A rounded lug nut is one whose original hexagonal shape has been so severely damaged that a standard socket can no longer grip the flats. This condition, often called stripped or spun, typically occurs when excessive force, such as an overzealous impact wrench, is used, or when the incorrect size socket is applied, causing the socket to slip and deform the metal. Corrosion from rust and the failure of inexpensive two-piece lug nuts, where the thin metal cap separates from the core, also contribute significantly to rounding. Removing a rounded nut requires specialized techniques to prevent further damage to the wheel or the underlying wheel stud.
Essential Preparation and Safety Steps
Before attempting to remove a damaged lug nut, you must prioritize securing the vehicle and your personal safety. The vehicle must be parked on a flat, stable surface with the transmission in park and the parking brake firmly engaged. If you are lifting the vehicle to access the wheel, use a properly rated jack to raise the corner and secure the frame with sturdy jack stands, never relying solely on the jack for support.
Applying penetrating oil, such as a mixture of acetone and automatic transmission fluid, to the base of the lug nut is a necessary first step, especially if rust or seizing is suspected. Allow the oil to soak for at least 15 minutes, or ideally longer, to let its capillary action draw the lubricant into the threads between the nut and the stud. Always wear heavy-duty work gloves and impact-rated eye protection to shield yourself from flying debris or unexpected tool failure during the process.
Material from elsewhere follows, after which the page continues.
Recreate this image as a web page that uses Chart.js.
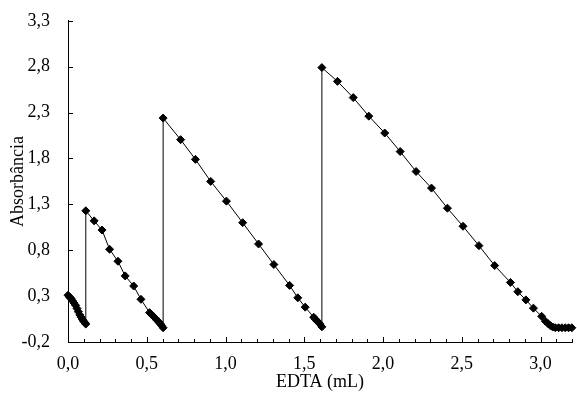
<!DOCTYPE html>
<html>
<head>
<meta charset="utf-8">
<script src="https://cdn.jsdelivr.net/npm/chart.js@4.4.1/dist/chart.umd.min.js"></script>
<style>
  html, body { margin: 0; padding: 0; background: #fff; }
  #box { width: 577px; height: 393px; }
</style>
</head>
<body>
<div id="box"><canvas id="chart" width="577" height="393"></canvas></div>
<script>
// titration curve (EDTA added in mL vs absorbance)
const vol1 = [0.000, 0.010, 0.019, 0.028, 0.038, 0.048, 0.057, 0.066, 0.075, 0.084, 0.092, 0.100, 0.107, 0.113]
const abs1 = [0.31, 0.29, 0.275, 0.25, 0.225, 0.20, 0.165, 0.13, 0.095, 0.07, 0.045, 0.025, 0.01, -0.005]

const vol2 = [0.113, 0.166, 0.216, 0.264, 0.317, 0.363, 0.417, 0.463, 0.518, 0.530, 0.542, 0.553, 0.564, 0.575, 0.585, 0.594, 0.604]
const abs2 = [1.23, 1.12, 1.02, 0.81, 0.68, 0.52, 0.41, 0.265, 0.12, 0.10, 0.08, 0.06, 0.04, 0.02, 0.0, -0.02, -0.045]

const vol3 = [0.604, 0.715, 0.809, 0.906, 1.006, 1.109, 1.210, 1.307, 1.407, 1.459, 1.506, 1.560, 1.570, 1.580, 1.590, 1.600, 1.612]
const abs3 = [2.24, 2.005, 1.79, 1.55, 1.335, 1.10, 0.868, 0.644, 0.417, 0.282, 0.18, 0.07, 0.05, 0.03, 0.015, -0.005, -0.035]

const vol4 = [1.612, 1.711, 1.811, 1.910, 2.011, 2.109, 2.210, 2.308, 2.409, 2.508, 2.609, 2.709, 2.809, 2.856, 2.907, 2.955, 3.007, 3.031, 3.048, 3.063, 3.078, 3.094, 3.115, 3.136, 3.157, 3.178, 3.199]
const abs4 = [2.79, 2.64, 2.463, 2.261, 2.077, 1.875, 1.658, 1.477, 1.258, 1.061, 0.85, 0.633, 0.449, 0.348, 0.259, 0.169, 0.08, 0.027, 0.0, -0.022, -0.037, -0.044, -0.045, -0.045, -0.045, -0.045, -0.045]

const xTickValues = [0.0, 0.5, 1.0, 1.5, 2.0, 2.5, 3.0]
const yTickValues = [-0.2, 0.3, 0.8, 1.3, 1.8, 2.3, 2.8, 3.3]
const xTitle = 'EDTA (mL)'
const yTitle = 'Absorbância'

// minor ticks on x every 0.1 mL
const xMinorTicks = []
for (let i = 0; i <= 32; i++) xMinorTicks.push(i / 10)

const volumes = [...vol1, ...vol2, ...vol3, ...vol4]
const absorb = [...abs1, ...abs2, ...abs3, ...abs4]
const points = volumes.map((v, i) => ({ x: v, y: absorb[i] }))

const fmt = v => Number(v).toFixed(1).replace('.', ',')
const serif = { family: "'Liberation Serif', 'Times New Roman', serif", size: 18 }

// ticks pointing inwards, like the original
const innerTicks = {
  id: 'innerTicks',
  afterDraw(chart) {
    const ctx = chart.ctx
    const xs = chart.scales.x
    const ys = chart.scales.y
    const area = chart.chartArea
    ctx.save()
    ctx.strokeStyle = '#000'
    ctx.lineWidth = 1
    ctx.beginPath()
    xMinorTicks.forEach(v => {
      const px = Math.round(xs.getPixelForValue(v)) + 0.5
      const major = Math.abs(v * 2 - Math.round(v * 2)) < 1e-6
      const len = major ? 5 : 3
      ctx.moveTo(px, area.bottom)
      ctx.lineTo(px, area.bottom - len)
    })
    yTickValues.forEach(v => {
      const py = Math.round(ys.getPixelForValue(v)) + 0.5
      ctx.moveTo(area.left, py)
      ctx.lineTo(area.left + 5, py)
    })
    ctx.stroke()
    ctx.restore()
  }
}

new Chart(document.getElementById('chart'), {
  type: 'scatter',
  data: {
    datasets: [{
      data: points,
      showLine: true,
      borderColor: '#000',
      borderWidth: 1,
      backgroundColor: '#000',
      pointStyle: 'rectRot',
      pointRadius: 4,
      pointBorderWidth: 1,
      pointBorderColor: '#000',
      pointBackgroundColor: '#000',
      clip: false
    }]
  },
  options: {
    responsive: false,
    animation: false,
    devicePixelRatio: 1,
    layout: { padding: { top: 13, right: 0, left: 0, bottom: 0 } },
    plugins: {
      legend: { display: false },
      tooltip: { enabled: false }
    },
    scales: {
      x: {
        type: 'linear',
        position: 'bottom',
        min: 0,
        max: 3.2,
        afterBuildTicks: s => { s.ticks = xTickValues.map(v => ({ value: v })) },
        afterFit: s => { s.height = 51 },
        grid: { display: false },
        border: { display: true, color: '#000', width: 1 },
        ticks: { color: '#000', font: serif, padding: 3, maxRotation: 0, autoSkip: false, callback: v => fmt(v) },
        title: { display: true, text: xTitle, color: '#000', font: serif, padding: { top: 2, bottom: 0 } }
      },
      y: {
        type: 'linear',
        min: -0.2,
        max: 3.3,
        afterBuildTicks: s => { s.ticks = yTickValues.map(v => ({ value: v })) },
        afterFit: s => { s.width = 68 },
        grid: { display: false },
        border: { display: true, color: '#000', width: 1 },
        ticks: { color: '#000', font: serif, padding: 10, autoSkip: false, callback: v => fmt(v) },
        title: { display: true, text: yTitle, color: '#000', font: serif, padding: { top: 7, bottom: 4 } }
      }
    }
  },
  plugins: [innerTicks]
})
</script>
</body>
</html>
Non-Destructive Removal Techniques
The most effective and least destructive first approach involves using specialized lug nut extractor sockets, which are engineered specifically for this problem. These tools feature a reverse spiral or tapered internal thread that is designed to bite down and wedge itself into the rounded exterior of the lug nut. The more rotational force applied to the socket, the harder the spiral flutes grip the damaged surface.
To use an extractor socket, you select a size that is slightly smaller than the rounded nut and drive it onto the nut using a hammer until it is firmly seated and has visibly cut into the metal. Once the extractor is locked in place, attach a long breaker bar to the socket and apply steady, counterclockwise torque to loosen the nut. The unique design allows the socket to maintain its grip even as the outer diameter of the nut is deformed further.
If a dedicated extractor is unavailable, an alternative technique is to hammer an undersized, high-quality 6-point socket onto the rounded nut. Because a 6-point socket contacts the flats of the nut rather than the corners, it is less likely to slip, and choosing one size smaller than the nut’s original measurement forces a friction fit. The socket must be tapped on evenly and firmly with a hammer until it is fully seated, creating new, temporary flat surfaces to grip. Once the nut is free, a small punch can be used to drive the nut out of the socket from the backside.
Advanced and Destructive Removal Techniques
When non-destructive methods fail, more aggressive options are needed, although they carry a higher risk of damaging the wheel or the wheel stud. One method is to use a sharp chisel or punch to score a deep channel into the side of the rounded nut, angled counterclockwise. Striking the chisel with a hammer then forces the nut to rotate, breaking the corrosive bond between the nut and the stud. This must be done with great care to avoid striking and gouging the finish of the wheel surface.
A nut splitter tool can be employed to physically cut through the side of the lug nut, but this requires sufficient clearance between the nut and the wheel face. The splitter’s hardened wedge is slowly driven into the nut until the metal fractures, releasing the clamping force, but precision is necessary to prevent the wedge from contacting and damaging the wheel stud threads. If the nut is too severely seized or rounded, a last resort is to drill out the lug nut entirely.
Drilling requires starting with a small drill bit to create a centered pilot hole, then progressively increasing the bit size in small increments. The goal is to drill just past the depth of the lug nut, weakening the material until the nut can be fractured and removed. This method is slow and risks damaging the wheel stud, which will require replacement. A more specialized, professional-level solution involves welding a sacrificial socket or a steel bar onto the face of the rounded nut, where the heat from the welding process can also help to break the nut’s grip on the stud.
Post-Removal Steps and Prevention
After successfully removing the damaged lug nut, you must thoroughly inspect the wheel stud for any signs of damage, such as stretched threads or scoring. If the stud is deformed or weakened, it must be replaced to ensure the wheel is secured safely to the hub. When selecting new lug nuts, choose high-quality, solid-piece units rather than the two-piece capped variety, which are prone to failure.
To prevent this issue from recurring, proper installation procedure is paramount, beginning with threading all lug nuts onto the studs by hand until they are snug. The final tightening should always be performed using a calibrated torque wrench set to the vehicle manufacturer’s exact specification, typically found in the owner’s manual. Tighten the nuts in a star or crisscross pattern to distribute the clamping force evenly across the wheel flange. Impact wrenches should be used only for initial removal, never for final tightening, as they can easily over-torque the nuts and stretch the stud past its elastic limit. Finally, re-check the torque after driving the vehicle for approximately 50 to 100 miles, as the components can settle slightly after installation.